Utley also never won a Gold Glove, which only proves the award is a sham since he was one of the best defenders of his time. His 131 fielding runs above average ranks seventh all-time among second basemen, and he is one of 20 players to total at least 100 DRS in his career. He also led the majors in defensive WAR in 2008.
A lot of the time, hopeful Hall of Famers need more sustained success than just a strong peak. There are instances where "peak" players have gotten into the Hall of Fame, such as Ryne Sandberg, whom Utley compares to favorably.
The Case Against Utley
Since his peak is so short and his career had a massive dropoff due to injuries, he is, in no sense of the word, an automatic Hall of Famer.

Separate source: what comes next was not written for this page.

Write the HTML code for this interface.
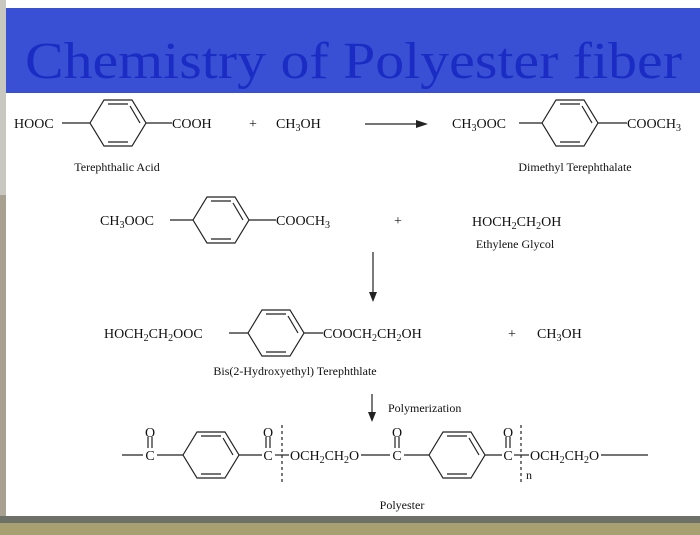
<!DOCTYPE html>
<html><head><style>
html,body{margin:0;padding:0;width:700px;height:535px;overflow:hidden;background:#fff}
</style></head><body>
<svg width="700" height="535" viewBox="0 0 700 535" xmlns="http://www.w3.org/2000/svg" font-family="Liberation Serif, serif" font-size="14" fill="#111">
<rect x="0" y="0" width="700" height="535" fill="#fff"/>
<rect x="0" y="0" width="6" height="520" fill="#c8c8c0"/>
<rect x="0" y="195" width="6" height="325" fill="#a8a090"/>
<rect x="6" y="8" width="694" height="85" fill="#3a50d4"/>
<text x="25" y="78" font-family="Liberation Serif, serif" font-size="52" fill="#1a2cc4" textLength="657" lengthAdjust="spacingAndGlyphs">Chemistry of Polyester fiber</text>
<rect x="0" y="516" width="700" height="7" fill="#6c7066"/>
<rect x="0" y="523" width="700" height="12" fill="#a8a070"/>
<defs>
<g id="hex" fill="none" stroke="#222" stroke-width="1.2">
<polygon points="-28,0 -14,-23 14,-23 28,0 14,23 -14,23"/>
<line x1="-10" y1="-19" x2="10" y2="-19"/><line x1="-10" y1="19" x2="10" y2="19"/><line x1="22" y1="0" x2="12" y2="-17"/>
</g>
</defs>
<g stroke="#222" stroke-width="1.2">
<line x1="62" y1="123" x2="90" y2="123"/><line x1="146" y1="123" x2="172" y2="123"/>
<line x1="365" y1="124" x2="420" y2="124"/>
<line x1="519" y1="123" x2="542" y2="123"/><line x1="598" y1="123" x2="627" y2="123"/>
<line x1="170" y1="220" x2="193" y2="220"/><line x1="249" y1="220" x2="276" y2="220"/>
<line x1="373" y1="252" x2="373" y2="296"/>
<line x1="229" y1="333" x2="248" y2="333"/><line x1="304" y1="333" x2="323" y2="333"/>
<line x1="372" y1="394" x2="372" y2="416"/>
<line x1="122" y1="455" x2="143" y2="455"/><line x1="157" y1="455" x2="183" y2="455"/>
<line x1="239" y1="455" x2="262" y2="455"/><line x1="275" y1="455" x2="291" y2="455"/>
<line x1="360" y1="455" x2="390" y2="455"/>
<line x1="404" y1="455" x2="429" y2="455"/><line x1="485" y1="455" x2="502" y2="455"/><line x1="514" y1="455" x2="530" y2="455"/>
<line x1="600" y1="455" x2="648" y2="455"/>
<line x1="148" y1="437" x2="148" y2="448"/><line x1="152" y1="437" x2="152" y2="448"/>
<line x1="266" y1="437" x2="266" y2="448"/><line x1="270" y1="437" x2="270" y2="448"/>
<line x1="395" y1="437" x2="395" y2="448"/><line x1="399" y1="437" x2="399" y2="448"/>
<line x1="506" y1="437" x2="506" y2="448"/><line x1="510" y1="437" x2="510" y2="448"/>
<line x1="282" y1="425" x2="282" y2="484" stroke-dasharray="3,3"/>
<line x1="521" y1="425" x2="521" y2="484" stroke-dasharray="3,3"/>
</g>
<polygon points="428,124 416,120 416,128" fill="#222"/>
<polygon points="373,302 369,292 377,292" fill="#222"/>
<polygon points="372,422 368,412 376,412" fill="#222"/>
<use href="#hex" x="118" y="123"/><use href="#hex" x="570" y="123"/>
<use href="#hex" x="221" y="220"/><use href="#hex" x="276" y="333"/>
<use href="#hex" x="211" y="455"/><use href="#hex" x="457" y="455"/>
<text x="14" y="128">HOOC</text><text x="172" y="128">COOH</text>
<text x="249" y="128">+</text><text x="276" y="128">CH<tspan font-size="10" dy="3">3</tspan><tspan dy="-3">OH</tspan></text>
<text x="452" y="128">CH<tspan font-size="10" dy="3">3</tspan><tspan dy="-3">OOC</tspan></text>
<text x="627" y="128">COOCH<tspan font-size="10" dy="3">3</tspan></text>
<text x="117" y="171" font-size="12" text-anchor="middle">Terephthalic Acid</text>
<text x="575" y="171" font-size="12" text-anchor="middle">Dimethyl Terephthalate</text>
<text x="100" y="225">CH<tspan font-size="10" dy="3">3</tspan><tspan dy="-3">OOC</tspan></text>
<text x="276" y="225">COOCH<tspan font-size="10" dy="3">3</tspan></text>
<text x="394" y="225">+</text>
<text x="472" y="226">HOCH<tspan font-size="10" dy="3">2</tspan><tspan dy="-3">CH</tspan><tspan font-size="10" dy="3">2</tspan><tspan dy="-3">OH</tspan></text>
<text x="515" y="248" font-size="12" text-anchor="middle">Ethylene Glycol</text>
<text x="104" y="338">HOCH<tspan font-size="10" dy="3">2</tspan><tspan dy="-3">CH</tspan><tspan font-size="10" dy="3">2</tspan><tspan dy="-3">OOC</tspan></text>
<text x="323" y="338">COOCH<tspan font-size="10" dy="3">2</tspan><tspan dy="-3">CH</tspan><tspan font-size="10" dy="3">2</tspan><tspan dy="-3">OH</tspan></text>
<text x="508" y="338">+</text>
<text x="537" y="338">CH<tspan font-size="10" dy="3">3</tspan><tspan dy="-3">OH</tspan></text>
<text x="295" y="375" font-size="12" text-anchor="middle">Bis(2-Hydroxyethyl) Terephthlate</text>
<text x="388" y="412" font-size="12">Polymerization</text>
<text x="150" y="460" text-anchor="middle">C</text><text x="150" y="437" text-anchor="middle">O</text>
<text x="268" y="460" text-anchor="middle">C</text><text x="268" y="437" text-anchor="middle">O</text>
<text x="397" y="460" text-anchor="middle">C</text><text x="397" y="437" text-anchor="middle">O</text>
<text x="508" y="460" text-anchor="middle">C</text><text x="508" y="437" text-anchor="middle">O</text>
<rect x="289" y="445" width="72" height="18" fill="#fff"/>
<text x="290" y="460">OCH<tspan font-size="10" dy="3">2</tspan><tspan dy="-3">CH</tspan><tspan font-size="10" dy="3">2</tspan><tspan dy="-3">O</tspan></text>
<rect x="529" y="445" width="72" height="18" fill="#fff"/>
<text x="530" y="460">OCH<tspan font-size="10" dy="3">2</tspan><tspan dy="-3">CH</tspan><tspan font-size="10" dy="3">2</tspan><tspan dy="-3">O</tspan></text>
<text x="526" y="479" font-size="12">n</text>
<text x="402" y="509" font-size="12" text-anchor="middle">Polyester</text>
</svg>
</body></html>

He failed to amass 2,000 career hits, which is a major mark for voters to look at. In fact, no position player since 1960 has been inducted into the Hall with less than 2,000 hits. Utley only played at least 140 games five times and only had an on-base percentage above .400 once. The career of the Phillies' great is also very similar to that of Jeff Kent, who fell off the ballot with just 46.5 percent in his final year. However, Kent should have gotten more love and would have had a strong chance to get in via an Eras Committee.

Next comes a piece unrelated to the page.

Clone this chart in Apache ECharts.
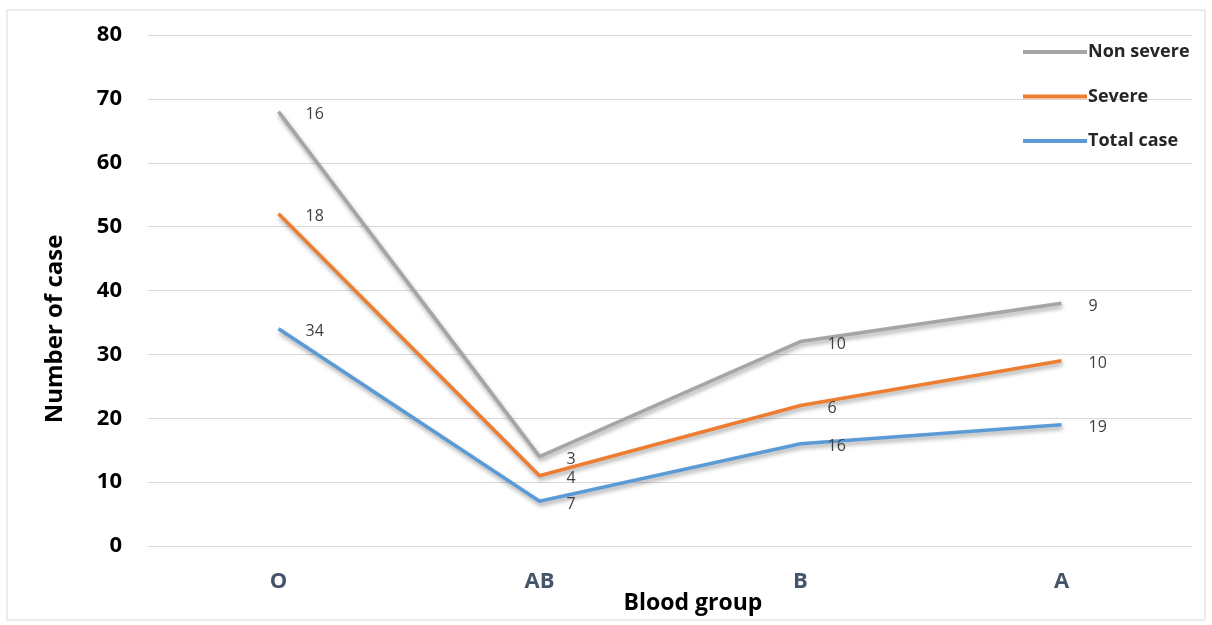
<!DOCTYPE html>
<html><head><meta charset="utf-8">
<script src="https://cdn.jsdelivr.net/npm/echarts@6/dist/echarts.min.js"></script>
<style>html,body{margin:0;padding:0;background:#fff}#c{width:1212px;height:625px}</style>
</head><body><div id="c"></div>
<script>
var categories = ['O', 'AB', 'B', 'A'];
var totalCase = [34, 7, 16, 19];
var severe = [18, 4, 6, 10];
var nonSevere = [16, 3, 10, 9];
var yTicks = {min: 0, max: 80, interval: 10};

var FONT = 'Open Sans';
var shadow = {shadowColor: 'rgba(0,0,0,0.35)', shadowBlur: 4, shadowOffsetY: 3, shadowOffsetX: 1};
function mk(name, data, color) {
  return {
    name: name, type: 'line', stack: 'all', data: data,
    symbol: 'circle', symbolSize: 0.01, showSymbol: true, smooth: false,
    lineStyle: Object.assign({color: color, width: 3.5}, shadow),
    itemStyle: {color: color},
    label: {show: true, position: 'right', distance: 27, offset: [0, 3], color: '#404040', fontSize: 16, fontFamily: FONT,
      formatter: function (p) { return p.value; }}
  };
}
var chart = echarts.init(document.getElementById('c'));
chart.setOption({
  animation: false,
  grid: {left: 148, right: 20, top: 35, bottom: 79},
  legend: {
    orient: 'vertical', left: 1018, top: 37, itemGap: 24.5, itemWidth: 64, itemHeight: 4,
    icon: 'rect', data: ['Non severe', 'Severe', 'Total case'],
    textStyle: {fontFamily: FONT, fontWeight: 'bold', fontSize: 18, lineHeight: 20, color: '#262626', padding: [0, 0, 0, -4]}
  },
  xAxis: {
    type: 'category', data: categories, boundaryGap: true,
    axisLine: {show: true, lineStyle: {color: '#D9D9D9'}}, axisTick: {show: false},
    axisLabel: {fontFamily: FONT, fontWeight: 'bold', fontSize: 22, color: '#44546A', margin: 25}
  },
  yAxis: {
    type: 'value', min: yTicks.min, max: yTicks.max, interval: yTicks.interval,
    axisLine: {show: false}, axisTick: {show: false},
    axisLabel: {fontFamily: FONT, fontWeight: 'bold', fontSize: 22, color: '#000', margin: 26},
    splitLine: {lineStyle: {color: '#D9D9D9', width: 1}}
  },
  graphic: [
    {type: 'rect', shape: {x: 7, y: 10, width: 1198, height: 610}, style: {fill: 'none', stroke: '#D9D9D9', lineWidth: 1}, z: -1},
    {type: 'text', x: 55, y: 329, rotation: Math.PI / 2,
      style: {text: 'Number of case', fontFamily: FONT, fontWeight: 'bold', fontSize: 24, fill: '#000', align: 'center', verticalAlign: 'middle'}},
    {type: 'text', x: 693, y: 603,
      style: {text: 'Blood group', fontFamily: FONT, fontWeight: 'bold', fontSize: 23, fill: '#000', align: 'center', verticalAlign: 'middle'}}
  ],
  series: [
    mk('Total case', totalCase, '#5B9BD5'),
    mk('Severe', severe, '#ED7D31'),
    mk('Non severe', nonSevere, '#A5A5A5')
  ]
});
</script></body></html>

At the onset, before I really started diving into Utley's career, I was fully off the train that he is a Hall of Famer. But the further I dug into it, the more I could potentially see it. Yes, he was a late bloomer as he didn't become a full-time starter until age 26, on top of falling off towards the end. But his peak, in addition to what he brought to the Phillies postseason runs during his peak years, his solid baserunning and defense, this is much more than just a "fringe" Hall of Famer. While I am becoming more sold as I look at his stats, I think the lack of volume on counting stats and the short peak will do him in. But he has looked favorable so far in his first year on the ballot and will certainly get a bigger look as other players fall off the ballot. Utley is in my Hall of Very Good, but there just isn't enough there for him to break through, in my opinion.